The frigates Constellation and Euryalus were roughly comparable in size and firepower, with the former some 20 feet longer and 2 feet wider at the beam. Euryalus was a fifth-rate frigate built in 1800 and carried between 36 and 44 guns, ranging from 9-pounders to 32-pounders. She was 145 feet long and 38 feet at the beam and, at the time of the war, carried a crew of approximately 264. Captain Napier sailed her down the Potomac after the Washington-Baltimore campaign in September 1814, where she came under heavy assault from naval and militia batteries along the river. USS Constellation was launched at Baltimore in 1797, was 164 feet long and 40 feet at the beam. By the end of the war, she carried a crew of nearly 300 men, and probably had as many 44 guns including 24 eighteen pounders, 2 thirty-two-pounders, and 18 thirty-two-pound carronades. The ship sailed until 1853, when it was completely torn apart and rebuilt anew at Gosport Naval Yard (Portsmouth, Virginia) and is still afloat at Baltimore, Maryland, as a tourist site. Euryalus had a shorter life, being hulked (demasted) and used as a receiving or storage vessel in 1824. See David Lyons, The Sailing Navy List: All the Ships of the Royal Navy Built and Captured, 1688–1860 (London: Conway Maritime Press, 1993), p. xii, 124; and Glenn F. Williams, USS Constellation: A Short History of the Last All-Sail Warship Built by the U.S. Navy (Virginia Beach, VA: Donning Company Publishers, 2000), pp. 7, 12.

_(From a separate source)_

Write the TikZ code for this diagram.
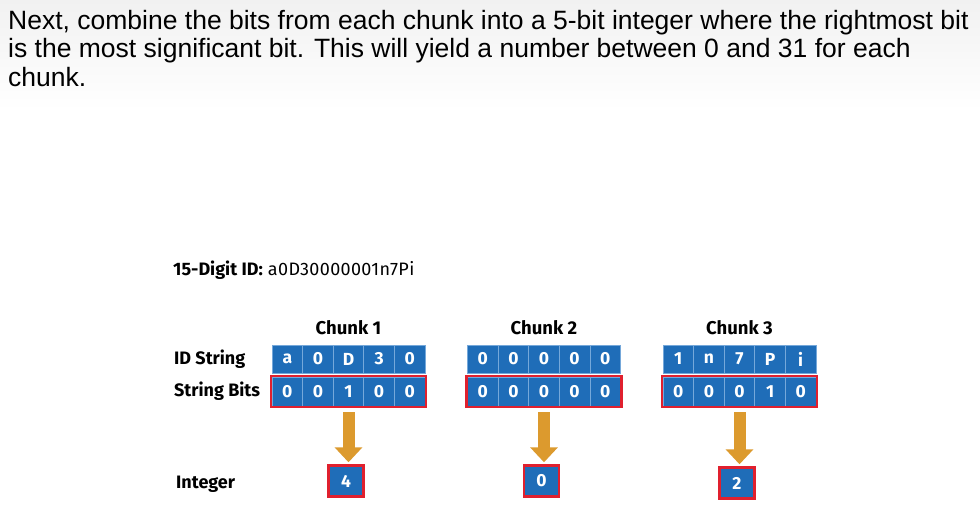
\documentclass[tikz,border=0pt]{standalone}
\usepackage{fontspec}
\setmainfont{Liberation Sans}
\newfontfamily\labelfont{Fira Sans}
\usetikzlibrary{arrows.meta,positioning,fit}
\definecolor{cellblue}{HTML}{1F6DB8}
\definecolor{celledge}{HTML}{75A8DA}
\definecolor{bitred}{HTML}{E0202E}
\definecolor{arrowgold}{HTML}{DC9A2E}
\definecolor{headgray}{HTML}{F1F1F1}

\begin{document}
\begin{tikzpicture}[x=1pt, y=-1pt,
  cell/.style={fill=cellblue, draw=celledge, line width=0.8pt, minimum width=30.6pt, minimum height=28pt, inner sep=0pt, text=white, font=\labelfont\bfseries\fontsize{17.5}{17.5}\selectfont},
  bitframe/.style={draw=bitred, line width=2.4pt, inner sep=0.6pt},
  intbox/.style={cell, draw=bitred, line width=2.4pt, minimum width=35pt, minimum height=31pt},
  rowlabel/.style={anchor=west, inner sep=0pt, font=\labelfont\bfseries\fontsize{18}{18}\selectfont},
  chunklabel/.style={inner sep=0pt, font=\labelfont\bfseries\fontsize{18.5}{18.5}\selectfont},
  goldarrow/.style={draw=arrowgold, line width=12pt, -{Triangle[length=15pt, width=27pt]}, shorten <=4pt, shorten >=2pt}
]
\useasboundingbox (0,0) rectangle (980,510);
\fill[top color=headgray, bottom color=white] (0,0) rectangle (980,110);

\node[anchor=north west, inner sep=0pt, align=left, font=\fontsize{26.5}{28.5}\selectfont] (intro) at (8,10)
  {Next, combine the bits from each chunk into a 5-bit integer where the rightmost bit\\
   is the most significant bit. This will yield a number between 0 and 31 for each\\
   chunk.};

\node[rowlabel] (digitid) at (173,270) {15-Digit ID:\mdseries\addfontfeature{LetterSpace=2}{} a0D30000001n7Pi};
\node[rowlabel] (idlabel) at (174,359) {ID String};
\node[rowlabel] (bitslabel) at (174,391) {String Bits};
\node[rowlabel] (intlabel) at (176,484) {Integer};

% one block per chunk: id characters, their bits, the integer
\foreach \c/\x/\idtext/\bittext/\val/\vy in {
    1/272/{a,0,D,3,0}/{0,0,1,0,0}/4/481,
    2/467.5/{0,0,0,0,0}/{0,0,0,0,0}/0/481,
    3/663/{1,n,7,P,i}/{0,0,0,1,0}/2/483} {
  \foreach \ch [count=\j] in \idtext
    \node[cell] (id-\c-\j) at ({\x+15.3+30.6*(\j-1)},359) {\ch};
  \foreach \b [count=\j] in \bittext
    \node[cell, minimum height=29pt] (bit-\c-\j) at ({\x+15.3+30.6*(\j-1)},391.5) {\b};
  \node[bitframe, fit=(bit-\c-1)(bit-\c-5)] (frame-\c) {};
  \node[chunklabel, above=10pt of id-\c-3] (chunk-\c) {Chunk \c};
  \node[intbox] (int-\c) at ({\x+74},\vy) {\val};
  \draw[goldarrow] (frame-\c.south) -- (frame-\c.south |- int-\c.north);
}
\end{tikzpicture}
\end{document}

Challenges of the sort that Gordon and Napier were actively considering were expressly forbidden by both navies. Secretary of the Navy William Jones expressly instructed Captain Gordon in January 1814 not to accept or offer challenges if he were able to sail Constellation out to Chesapeake Bay. The destruction of the enemy's maritime trade and its vessels were the chief targets of American naval vessels, and challenges to fight enemy naval vessels, Jones reasoned, were detrimental to that goal. During the war, such American naval officers as James Lawrence and Stephen Decatur engaged in or accepted challenges from their British counterparts. See William J. Dudley and Michael Crawford, eds., The Naval War of 1812: A Documentary History (Washington, DC: Naval Historical Center, 2002) 2: 126–134, 296–297, 396–397; 3: 7, 25, 29, 709.